* Begin *

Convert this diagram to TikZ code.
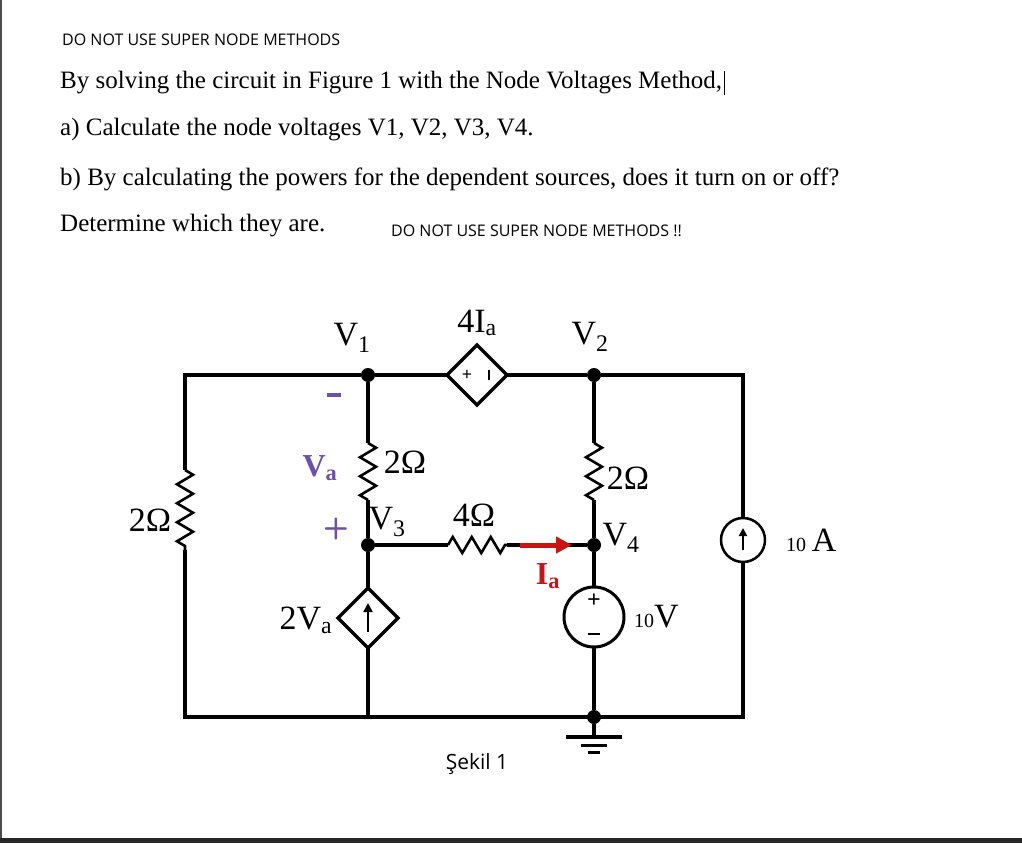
\documentclass[tikz,border=0pt]{standalone}
\usepackage{fontspec}
\setmainfont{Liberation Serif}
\newfontfamily\osans{Open Sans}
\usetikzlibrary{decorations.pathmorphing,arrows.meta}
\definecolor{vio}{RGB}{110,80,170}
\definecolor{redd}{RGB}{200,20,20}
\begin{document}
\begin{tikzpicture}[x=1pt,y=-1pt,
  wire/.style={line width=3.2pt},
  res/.style={line width=2.6pt,decorate,decoration={zigzag,segment length=19pt,amplitude=8pt,pre length=0pt,post length=0pt}},
  dotn/.style={circle,fill=black,inner sep=0pt,minimum size=14pt},
  lab/.style={font=\fontsize{34}{36}\selectfont,inner sep=0pt},
  hd/.style={font=\osans\fontsize{16}{18}\selectfont,anchor=west,inner sep=0pt},
  qt/.style={font=\fontsize{25}{28}\selectfont,anchor=west,inner sep=0pt}]
\useasboundingbox (0,0) rectangle (1022,843);
\fill[white] (0,0) rectangle (1022,843);
\draw[line width=2pt,gray!60!black] (1,0) -- (1,843);
\fill[black!85] (0,838) rectangle (1022,843);
% text
\node[hd] (h1) at (62,40) {DO NOT USE SUPER NODE METHODS};
\node[qt] (q1) at (60,83) {By solving the circuit in Figure 1 with the Node Voltages Method,};
\draw[line width=1pt] (q1.east)+(2,-12) -- +(2,12);
\node[qt] (q2) at (60,130) {a) Calculate the node voltages V1, V2, V3, V4.};
\node[qt] (q3) at (60,179) {b) By calculating the powers for the dependent sources, does it turn on or off?};
\node[qt] (q4) at (60,226) {Determine which they are.};
\node[hd] (h2) at (391,231) {DO NOT USE SUPER NODE METHODS !!};
% coordinates
\coordinate (TL) at (185,375); \coordinate (BL) at (185,717);
\coordinate (TR) at (743,375); \coordinate (BR) at (743,717);
\node[dotn] (n1) at (368,375) {}; \node[dotn] (n2) at (594,375) {};
\node[dotn] (n3) at (368,545) {}; \node[dotn] (n4) at (594,545) {};
\node[dotn] (g) at (594,717) {};
\coordinate (mb) at (368,717);
% wires
\draw[wire] (185,470) -- (TL) -- (n1) -- (447,375) (507,375) -- (n2) -- (TR) -- (743,518) (743,562) -- (BR) -- (BL) -- (185,550);
\draw[res] (185,470) -- (185,550);
% middle branch
\draw[wire] (n1) -- (368,443); \draw[res] (368,443) -- (368,500); \draw[wire] (368,500) -- (n3) -- (368,588);
\draw[wire] (368,648) -- (mb);
\draw[line width=3.5pt] (368,588) -- (398,618) -- (368,648) -- (338,618) -- cycle;
\draw[line width=2.5pt,-{Triangle[length=9pt,width=9pt]}] (368,632) -- (368,603);
% top dependent voltage source
\draw[line width=3.5pt] (447,375) -- (477,345) -- (507,375) -- (477,405) -- cycle;
\node[font=\bfseries\fontsize{18}{18}\selectfont] at (467,375) {+};
\draw[line width=2.5pt] (489,370) -- (489,380);
% right branch
\draw[wire] (n2) -- (594,443); \draw[res] (594,443) -- (594,500); \draw[wire] (594,500) -- (n4) -- (594,587);
\draw[line width=3pt] (594,617) circle (30);
\node[font=\bfseries\fontsize{24}{24}\selectfont] at (594,601) {+};
\draw[line width=2.5pt] (588,634) -- (600,634);
\draw[wire] (594,647) -- (g) -- (594,737);
\draw[line width=3.5pt] (566,737) -- (622,737);
\draw[line width=3pt] (581,745) -- (607,745);
\draw[line width=3pt] (588,752) -- (600,752);
% 4 ohm
\draw[wire] (n3) -- (448,545); \draw[res] (448,545) -- (507,545); \draw[wire] (507,545) -- (n4);
\draw[redd,line width=5pt,-{Triangle[length=16pt,width=16pt]}] (520,545) -- (572,545);
% current source
\draw[line width=2.5pt] (743,540) circle (22);
\draw[line width=2.2pt,-{Triangle[length=8pt,width=8pt]}] (743,550) -- (743,528);
% labels
\node[lab] at (352,338) {V\textsubscript{1}};
\node[lab] at (477,323) {4I\textsubscript{a}};
\node[lab] at (590,337) {V\textsubscript{2}};
\node[lab] at (150,520) {2Ω};
\node[lab] at (405,462) {2Ω};
\node[lab] at (628,478) {2Ω};
\node[lab] at (474,515) {4Ω};
\node[lab] at (387,522) {V\textsubscript{3}};
\node[lab] at (621,538) {V\textsubscript{4}};
\node[lab] at (306,620) {2V\textsubscript{a}};
\node[lab,text=vio,font=\bfseries\fontsize{32}{34}\selectfont] at (320,468) {V\textsubscript{a}};
\draw[vio,line width=3.5pt] (327,395) -- (341,395);
\node[lab,text=vio,font=\sffamily\bfseries\fontsize{30}{30}\selectfont] at (336,529) {+};
\node[lab,text=redd,font=\bfseries\fontsize{32}{34}\selectfont] at (548,576) {I\textsubscript{a}};
\node[lab,anchor=west] at (634,617) {{\fontsize{20}{20}\selectfont 10}V};
\node[lab,anchor=west] at (786,540) {{\fontsize{20}{20}\selectfont 10}\,A};
\node[font=\osans\fontsize{21}{22}\selectfont] at (477,764) {Şekil 1};
\end{tikzpicture}
\end{document}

* End *

▶ _Written task_: Return the listing above word for word, with the pictures removed.

▶ _Finished task_:
Convert this diagram to TikZ code.
\documentclass[tikz,border=0pt]{standalone}
\usepackage{fontspec}
\setmainfont{Liberation Serif}
\newfontfamily\osans{Open Sans}
\usetikzlibrary{decorations.pathmorphing,arrows.meta}
\definecolor{vio}{RGB}{110,80,170}
\definecolor{redd}{RGB}{200,20,20}
\begin{document}
\begin{tikzpicture}[x=1pt,y=-1pt,
  wire/.style={line width=3.2pt},
  res/.style={line width=2.6pt,decorate,decoration={zigzag,segment length=19pt,amplitude=8pt,pre length=0pt,post length=0pt}},
  dotn/.style={circle,fill=black,inner sep=0pt,minimum size=14pt},
  lab/.style={font=\fontsize{34}{36}\selectfont,inner sep=0pt},
  hd/.style={font=\osans\fontsize{16}{18}\selectfont,anchor=west,inner sep=0pt},
  qt/.style={font=\fontsize{25}{28}\selectfont,anchor=west,inner sep=0pt}]
\useasboundingbox (0,0) rectangle (1022,843);
\fill[white] (0,0) rectangle (1022,843);
\draw[line width=2pt,gray!60!black] (1,0) -- (1,843);
\fill[black!85] (0,838) rectangle (1022,843);
% text
\node[hd] (h1) at (62,40) {DO NOT USE SUPER NODE METHODS};
\node[qt] (q1) at (60,83) {By solving the circuit in Figure 1 with the Node Voltages Method,};
\draw[line width=1pt] (q1.east)+(2,-12) -- +(2,12);
\node[qt] (q2) at (60,130) {a) Calculate the node voltages V1, V2, V3, V4.};
\node[qt] (q3) at (60,179) {b) By calculating the powers for the dependent sources, does it turn on or off?};
\node[qt] (q4) at (60,226) {Determine which they are.};
\node[hd] (h2) at (391,231) {DO NOT USE SUPER NODE METHODS !!};
% coordinates
\coordinate (TL) at (185,375); \coordinate (BL) at (185,717);
\coordinate (TR) at (743,375); \coordinate (BR) at (743,717);
\node[dotn] (n1) at (368,375) {}; \node[dotn] (n2) at (594,375) {};
\node[dotn] (n3) at (368,545) {}; \node[dotn] (n4) at (594,545) {};
\node[dotn] (g) at (594,717) {};
\coordinate (mb) at (368,717);
% wires
\draw[wire] (185,470) -- (TL) -- (n1) -- (447,375) (507,375) -- (n2) -- (TR) -- (743,518) (743,562) -- (BR) -- (BL) -- (185,550);
\draw[res] (185,470) -- (185,550);
% middle branch
\draw[wire] (n1) -- (368,443); \draw[res] (368,443) -- (368,500); \draw[wire] (368,500) -- (n3) -- (368,588);
\draw[wire] (368,648) -- (mb);
\draw[line width=3.5pt] (368,588) -- (398,618) -- (368,648) -- (338,618) -- cycle;
\draw[line width=2.5pt,-{Triangle[length=9pt,width=9pt]}] (368,632) -- (368,603);
% top dependent voltage source
\draw[line width=3.5pt] (447,375) -- (477,345) -- (507,375) -- (477,405) -- cycle;
\node[font=\bfseries\fontsize{18}{18}\selectfont] at (467,375) {+};
\draw[line width=2.5pt] (489,370) -- (489,380);
% right branch
\draw[wire] (n2) -- (594,443); \draw[res] (594,443) -- (594,500); \draw[wire] (594,500) -- (n4) -- (594,587);
\draw[line width=3pt] (594,617) circle (30);
\node[font=\bfseries\fontsize{24}{24}\selectfont] at (594,601) {+};
\draw[line width=2.5pt] (588,634) -- (600,634);
\draw[wire] (594,647) -- (g) -- (594,737);
\draw[line width=3.5pt] (566,737) -- (622,737);
\draw[line width=3pt] (581,745) -- (607,745);
\draw[line width=3pt] (588,752) -- (600,752);
% 4 ohm
\draw[wire] (n3) -- (448,545); \draw[res] (448,545) -- (507,545); \draw[wire] (507,545) -- (n4);
\draw[redd,line width=5pt,-{Triangle[length=16pt,width=16pt]}] (520,545) -- (572,545);
% current source
\draw[line width=2.5pt] (743,540) circle (22);
\draw[line width=2.2pt,-{Triangle[length=8pt,width=8pt]}] (743,550) -- (743,528);
% labels
\node[lab] at (352,338) {V\textsubscript{1}};
\node[lab] at (477,323) {4I\textsubscript{a}};
\node[lab] at (590,337) {V\textsubscript{2}};
\node[lab] at (150,520) {2Ω};
\node[lab] at (405,462) {2Ω};
\node[lab] at (628,478) {2Ω};
\node[lab] at (474,515) {4Ω};
\node[lab] at (387,522) {V\textsubscript{3}};
\node[lab] at (621,538) {V\textsubscript{4}};
\node[lab] at (306,620) {2V\textsubscript{a}};
\node[lab,text=vio,font=\bfseries\fontsize{32}{34}\selectfont] at (320,468) {V\textsubscript{a}};
\draw[vio,line width=3.5pt] (327,395) -- (341,395);
\node[lab,text=vio,font=\sffamily\bfseries\fontsize{30}{30}\selectfont] at (336,529) {+};
\node[lab,text=redd,font=\bfseries\fontsize{32}{34}\selectfont] at (548,576) {I\textsubscript{a}};
\node[lab,anchor=west] at (634,617) {{\fontsize{20}{20}\selectfont 10}V};
\node[lab,anchor=west] at (786,540) {{\fontsize{20}{20}\selectfont 10}\,A};
\node[font=\osans\fontsize{21}{22}\selectfont] at (477,764) {Şekil 1};
\end{tikzpicture}
\end{document}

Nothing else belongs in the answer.